-- What the exercise asks --
Faithfully return all lines, omitting every embedded picture.

-- Collected data --
________________

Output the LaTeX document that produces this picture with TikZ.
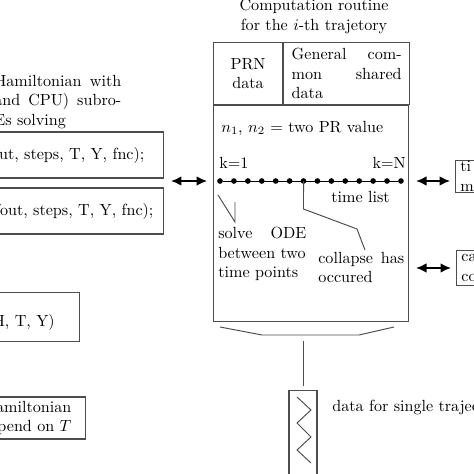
\documentclass[tikz,border=0pt]{standalone}
\usepackage{amsmath}
\usetikzlibrary{arrows.meta,positioning}
\definecolor{rtline}{HTML}{4D4D4D}

\begin{document}
\begin{tikzpicture}[x=0.62pt,y=-0.62pt,
 >={Latex[length=6.5pt,width=6pt]},
 cell/.style={draw=rtline,line width=0.7pt,minimum height=38.4pt,inner sep=0pt,anchor=north west},
 plain/.style={inner sep=0pt},
 tdot/.style={circle,fill=black,inner sep=0pt,minimum size=3.5pt},
 sidebox/.style={draw=rtline,line width=0.7pt},
 link/.style={<->,line width=1pt},
 pointer/.style={rtline,line width=0.6pt}
]
\useasboundingbox (0,0) rectangle (474,474);

% computation routine for one trajectory
\node[plain,align=center] (title) at (314,16.5) {Computation routine\\for the $i$-th trajetory};
\node[cell,minimum width=42.8pt,align=center] (prn) at (213,42) {PRN\\data};
\node[cell,minimum width=78.1pt,text width=68.2pt,align=left,inner xsep=4.95pt] (shared) at (prn.north east)
 {General\hfill com-\\mon\hfill shared\\data};
\node[cell,minimum width=120.9pt,minimum height=133.9pt] (body) at (prn.south west) {};

\node[plain,anchor=west] (prval) at (221,128) {$n_1$, $n_2$ = two PR value};
\node[plain,anchor=west] (kfirst) at (219,163) {k=1};
\node[plain,anchor=east] (klast) at (406,163) {k=N};
\foreach \i in {0,...,13}
 \node[tdot] (t\i) at ({220+13.92*\i},181) {};
\draw[line width=0.6pt] (t0) -- (t13);
\node[plain,anchor=west] (tlist) at (331,197) {time list};

\node[plain,anchor=north west,text width=54.6pt,align=left] (solve) at (218,227)
 {solve\hfill ODE\\between two\\time points};
\node[plain,anchor=north west,text width=53.3pt,align=left] (collapse) at (318,252)
 {collapse\hfill has\\occured};
\draw[pointer] (218,195) -- (235,222) -- (235,202);
\draw[pointer] (t6.center) -- (303.5,209) -- (357,229) -- (365,250);

% single trajectory data
\draw[pointer] (220,327) -- (262,335) -- (359,335) -- (394,327);
\coordinate (bracetip) at (303,341);
\node[sidebox,anchor=north,minimum width=17.4pt,minimum height=62pt] (trajdata) at (303,390) {};
\draw[pointer,shorten >=2.5pt] (bracetip) -- (trajdata.north);
\draw[pointer] (297,397) -- (311,410) -- (297,423) -- (311,437) -- (297,450) -- (311,463);
\node[plain,anchor=west] (trajtext) at (332,407) {data for single trajec};

% right side
\node[sidebox,anchor=north west,text width=30pt,align=left,inner xsep=3pt,inner ysep=0.5pt] (timebox) at (455,160) {ti\\m};
\node[sidebox,anchor=north west,text width=30pt,align=left,inner xsep=3pt,inner ysep=2.5pt] (collbox) at (456,250) {ca\\co};
\draw[link,shorten <=4.3pt,shorten >=3.1pt] (body.east |- t13) -- (timebox.west |- t13);
\draw[link,shorten <=4.3pt,shorten >=3.1pt] (body.east |- collbox.west) -- (collbox.west);

% left side
\node[plain,anchor=north west,text width=78.7pt,align=left] (hamtext) at (-6,75)
 {Hamiltonian\hfill with\\and\hfill CPU)\hfill subro-\\Es solving};
\node[sidebox,anchor=east,minimum height=28.5pt,inner xsep=11.8pt] (odeA) at (164,155) {out, steps, T, Y, fnc);};
\node[sidebox,anchor=east,minimum height=28.5pt,inner xsep=6.2pt] (odeB) at (164,211) {fout, steps, T, Y, fnc);};
\node[sidebox,anchor=north east,minimum width=70pt,minimum height=30.4pt] (stepH) at (80,292) {};
\node[plain,anchor=east] (stepHtext) at (55,322) {H, T, Y)};
\node[sidebox,anchor=east,align=right,inner xsep=8.7pt,inner ysep=1pt,minimum height=26pt] (hamT) at (86,418)
 {amiltonian\\pend on $T$};
\coordinate (solvers) at (171,181);
\draw[link,shorten >=3.7pt] (solvers) -- (body.west |- t0.center);
\end{tikzpicture}
\end{document}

________________

-- Exercise answer --
Output the LaTeX document that produces this picture with TikZ.
\documentclass[tikz,border=0pt]{standalone}
\usepackage{amsmath}
\usetikzlibrary{arrows.meta,positioning}
\definecolor{rtline}{HTML}{4D4D4D}

\begin{document}
\begin{tikzpicture}[x=0.62pt,y=-0.62pt,
 >={Latex[length=6.5pt,width=6pt]},
 cell/.style={draw=rtline,line width=0.7pt,minimum height=38.4pt,inner sep=0pt,anchor=north west},
 plain/.style={inner sep=0pt},
 tdot/.style={circle,fill=black,inner sep=0pt,minimum size=3.5pt},
 sidebox/.style={draw=rtline,line width=0.7pt},
 link/.style={<->,line width=1pt},
 pointer/.style={rtline,line width=0.6pt}
]
\useasboundingbox (0,0) rectangle (474,474);

% computation routine for one trajectory
\node[plain,align=center] (title) at (314,16.5) {Computation routine\\for the $i$-th trajetory};
\node[cell,minimum width=42.8pt,align=center] (prn) at (213,42) {PRN\\data};
\node[cell,minimum width=78.1pt,text width=68.2pt,align=left,inner xsep=4.95pt] (shared) at (prn.north east)
 {General\hfill com-\\mon\hfill shared\\data};
\node[cell,minimum width=120.9pt,minimum height=133.9pt] (body) at (prn.south west) {};

\node[plain,anchor=west] (prval) at (221,128) {$n_1$, $n_2$ = two PR value};
\node[plain,anchor=west] (kfirst) at (219,163) {k=1};
\node[plain,anchor=east] (klast) at (406,163) {k=N};
\foreach \i in {0,...,13}
 \node[tdot] (t\i) at ({220+13.92*\i},181) {};
\draw[line width=0.6pt] (t0) -- (t13);
\node[plain,anchor=west] (tlist) at (331,197) {time list};

\node[plain,anchor=north west,text width=54.6pt,align=left] (solve) at (218,227)
 {solve\hfill ODE\\between two\\time points};
\node[plain,anchor=north west,text width=53.3pt,align=left] (collapse) at (318,252)
 {collapse\hfill has\\occured};
\draw[pointer] (218,195) -- (235,222) -- (235,202);
\draw[pointer] (t6.center) -- (303.5,209) -- (357,229) -- (365,250);

% single trajectory data
\draw[pointer] (220,327) -- (262,335) -- (359,335) -- (394,327);
\coordinate (bracetip) at (303,341);
\node[sidebox,anchor=north,minimum width=17.4pt,minimum height=62pt] (trajdata) at (303,390) {};
\draw[pointer,shorten >=2.5pt] (bracetip) -- (trajdata.north);
\draw[pointer] (297,397) -- (311,410) -- (297,423) -- (311,437) -- (297,450) -- (311,463);
\node[plain,anchor=west] (trajtext) at (332,407) {data for single trajec};

% right side
\node[sidebox,anchor=north west,text width=30pt,align=left,inner xsep=3pt,inner ysep=0.5pt] (timebox) at (455,160) {ti\\m};
\node[sidebox,anchor=north west,text width=30pt,align=left,inner xsep=3pt,inner ysep=2.5pt] (collbox) at (456,250) {ca\\co};
\draw[link,shorten <=4.3pt,shorten >=3.1pt] (body.east |- t13) -- (timebox.west |- t13);
\draw[link,shorten <=4.3pt,shorten >=3.1pt] (body.east |- collbox.west) -- (collbox.west);

% left side
\node[plain,anchor=north west,text width=78.7pt,align=left] (hamtext) at (-6,75)
 {Hamiltonian\hfill with\\and\hfill CPU)\hfill subro-\\Es solving};
\node[sidebox,anchor=east,minimum height=28.5pt,inner xsep=11.8pt] (odeA) at (164,155) {out, steps, T, Y, fnc);};
\node[sidebox,anchor=east,minimum height=28.5pt,inner xsep=6.2pt] (odeB) at (164,211) {fout, steps, T, Y, fnc);};
\node[sidebox,anchor=north east,minimum width=70pt,minimum height=30.4pt] (stepH) at (80,292) {};
\node[plain,anchor=east] (stepHtext) at (55,322) {H, T, Y)};
\node[sidebox,anchor=east,align=right,inner xsep=8.7pt,inner ysep=1pt,minimum height=26pt] (hamT) at (86,418)
 {amiltonian\\pend on $T$};
\coordinate (solvers) at (171,181);
\draw[link,shorten >=3.7pt] (solvers) -- (body.west |- t0.center);
\end{tikzpicture}
\end{document}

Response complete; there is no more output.